Goal of the exercise: Scan the data below. Pull out each line where "this" occurs.
== Data section
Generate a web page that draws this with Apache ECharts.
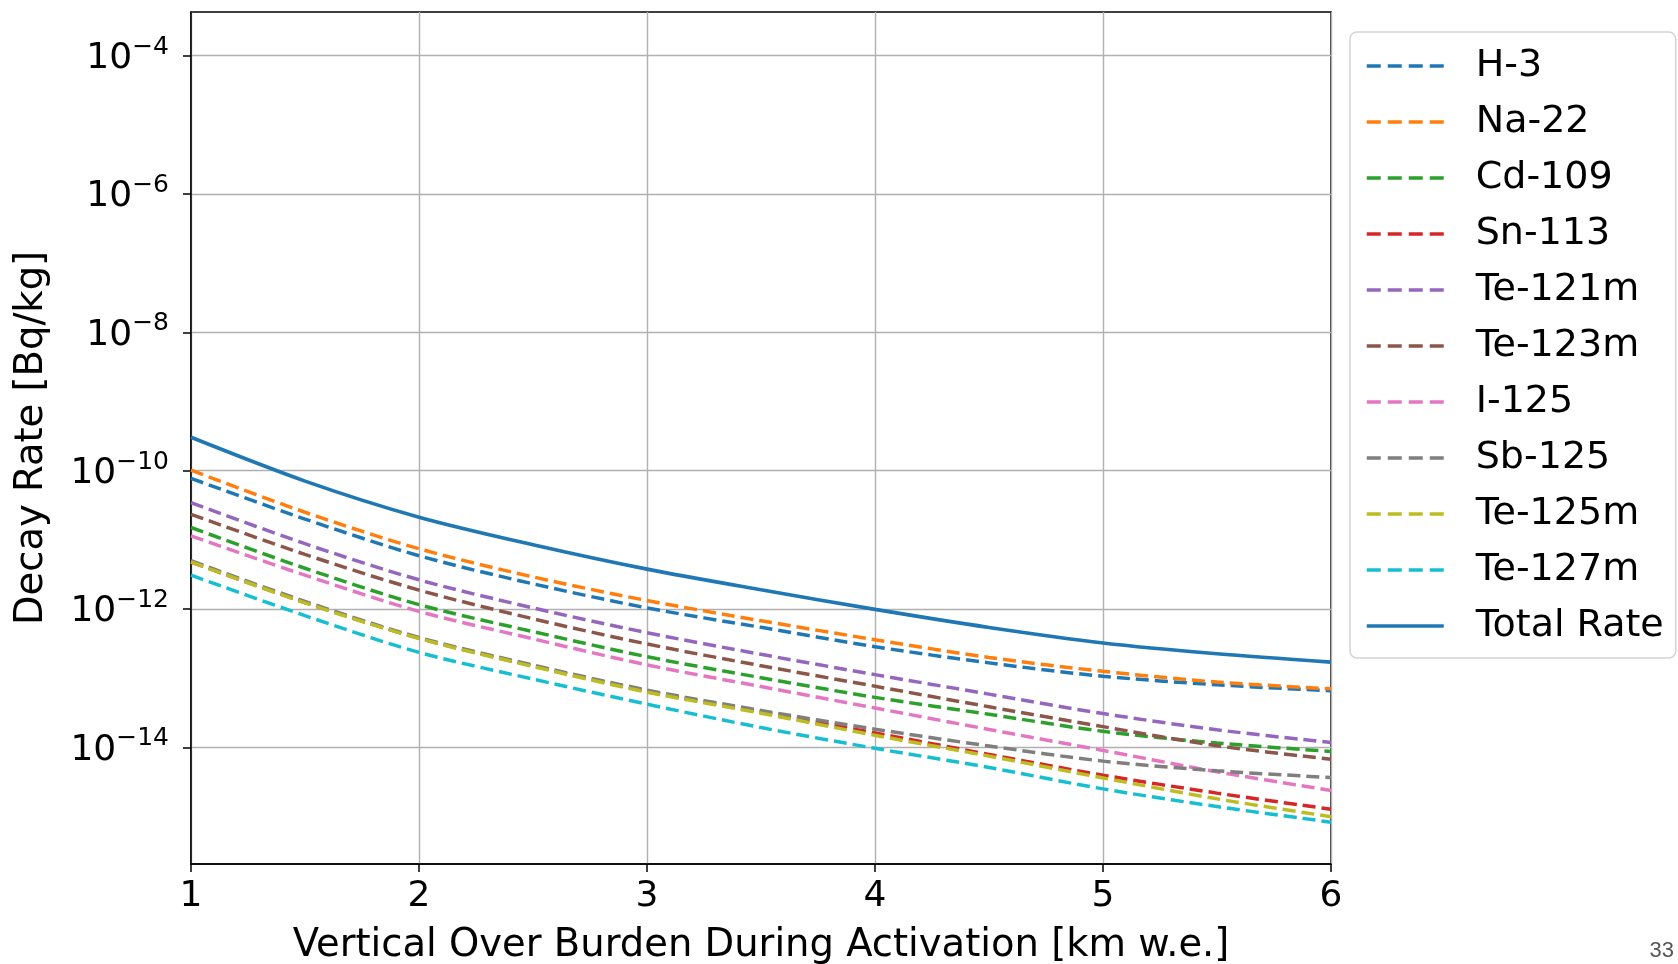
====
== Data section
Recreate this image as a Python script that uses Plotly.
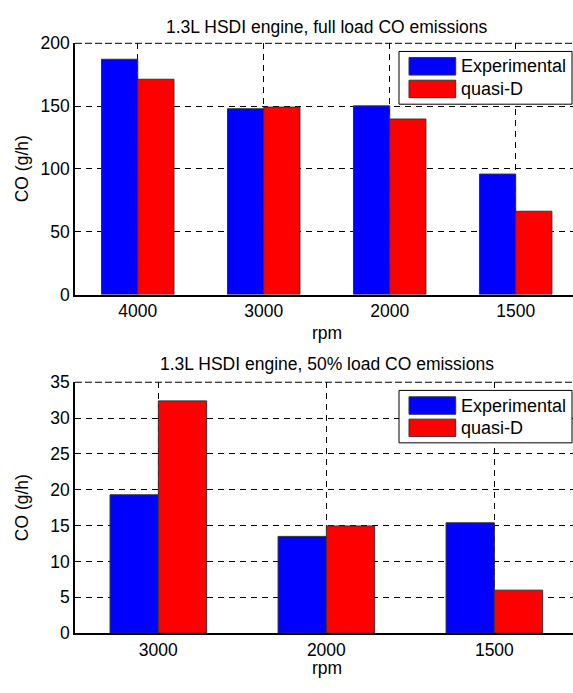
====
== Data section
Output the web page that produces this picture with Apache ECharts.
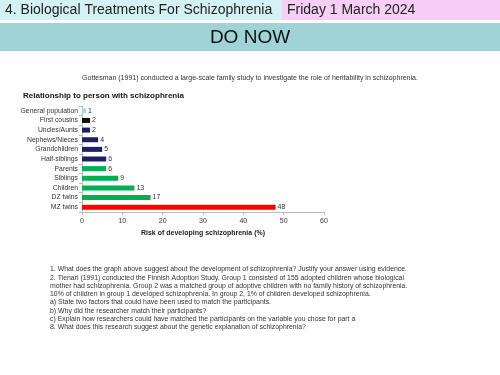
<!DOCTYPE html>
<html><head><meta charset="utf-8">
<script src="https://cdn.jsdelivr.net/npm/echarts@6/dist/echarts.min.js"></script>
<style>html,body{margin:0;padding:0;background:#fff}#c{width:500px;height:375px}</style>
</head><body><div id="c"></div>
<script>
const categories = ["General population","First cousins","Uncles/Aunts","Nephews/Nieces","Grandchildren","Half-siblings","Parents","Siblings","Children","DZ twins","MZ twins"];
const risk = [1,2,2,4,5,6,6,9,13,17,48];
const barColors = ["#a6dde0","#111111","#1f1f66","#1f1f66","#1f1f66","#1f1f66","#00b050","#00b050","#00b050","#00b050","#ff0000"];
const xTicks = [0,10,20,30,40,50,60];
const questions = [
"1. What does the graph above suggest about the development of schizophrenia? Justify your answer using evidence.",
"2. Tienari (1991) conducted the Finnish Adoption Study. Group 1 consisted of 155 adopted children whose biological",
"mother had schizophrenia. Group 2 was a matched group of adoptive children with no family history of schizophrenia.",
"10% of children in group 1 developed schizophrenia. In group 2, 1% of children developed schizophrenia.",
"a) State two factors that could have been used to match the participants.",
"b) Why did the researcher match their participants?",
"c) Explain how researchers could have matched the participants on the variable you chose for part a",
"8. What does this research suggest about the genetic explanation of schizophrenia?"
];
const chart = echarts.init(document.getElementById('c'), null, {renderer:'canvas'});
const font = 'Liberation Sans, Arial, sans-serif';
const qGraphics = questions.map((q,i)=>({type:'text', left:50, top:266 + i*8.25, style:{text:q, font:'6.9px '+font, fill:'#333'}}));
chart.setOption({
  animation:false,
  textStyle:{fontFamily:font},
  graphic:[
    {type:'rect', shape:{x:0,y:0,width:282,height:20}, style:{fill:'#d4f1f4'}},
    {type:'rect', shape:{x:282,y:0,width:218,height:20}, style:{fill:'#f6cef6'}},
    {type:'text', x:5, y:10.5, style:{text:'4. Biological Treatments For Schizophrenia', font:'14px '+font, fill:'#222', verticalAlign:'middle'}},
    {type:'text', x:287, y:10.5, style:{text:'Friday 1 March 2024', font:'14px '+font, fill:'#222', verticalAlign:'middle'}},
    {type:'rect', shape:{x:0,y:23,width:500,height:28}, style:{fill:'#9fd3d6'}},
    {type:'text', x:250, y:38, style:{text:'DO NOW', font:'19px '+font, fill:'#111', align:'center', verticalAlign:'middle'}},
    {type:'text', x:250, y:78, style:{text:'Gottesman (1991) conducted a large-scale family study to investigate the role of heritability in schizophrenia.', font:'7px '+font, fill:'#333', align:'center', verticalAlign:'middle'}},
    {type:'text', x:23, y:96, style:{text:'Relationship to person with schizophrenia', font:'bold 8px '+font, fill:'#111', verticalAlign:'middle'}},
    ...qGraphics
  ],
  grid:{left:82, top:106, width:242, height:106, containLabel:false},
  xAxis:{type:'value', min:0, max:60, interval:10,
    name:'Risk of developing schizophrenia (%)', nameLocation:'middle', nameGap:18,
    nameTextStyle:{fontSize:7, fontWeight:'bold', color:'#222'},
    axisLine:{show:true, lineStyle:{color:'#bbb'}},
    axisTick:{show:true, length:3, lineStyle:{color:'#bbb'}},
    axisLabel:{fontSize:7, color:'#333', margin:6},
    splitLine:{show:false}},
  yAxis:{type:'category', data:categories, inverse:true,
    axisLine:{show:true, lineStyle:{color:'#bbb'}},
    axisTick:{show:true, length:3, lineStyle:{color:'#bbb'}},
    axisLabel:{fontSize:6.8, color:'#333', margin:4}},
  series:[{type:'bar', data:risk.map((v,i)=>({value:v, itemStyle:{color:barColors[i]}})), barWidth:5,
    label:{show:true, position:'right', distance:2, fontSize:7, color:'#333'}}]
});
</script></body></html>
====
Correct response:
Generate a web page that draws this with Apache ECharts.
Recreate this image as a Python script that uses Plotly.
Output the web page that produces this picture with Apache ECharts.
"8. What does this research suggest about the genetic explanation of schizophrenia?"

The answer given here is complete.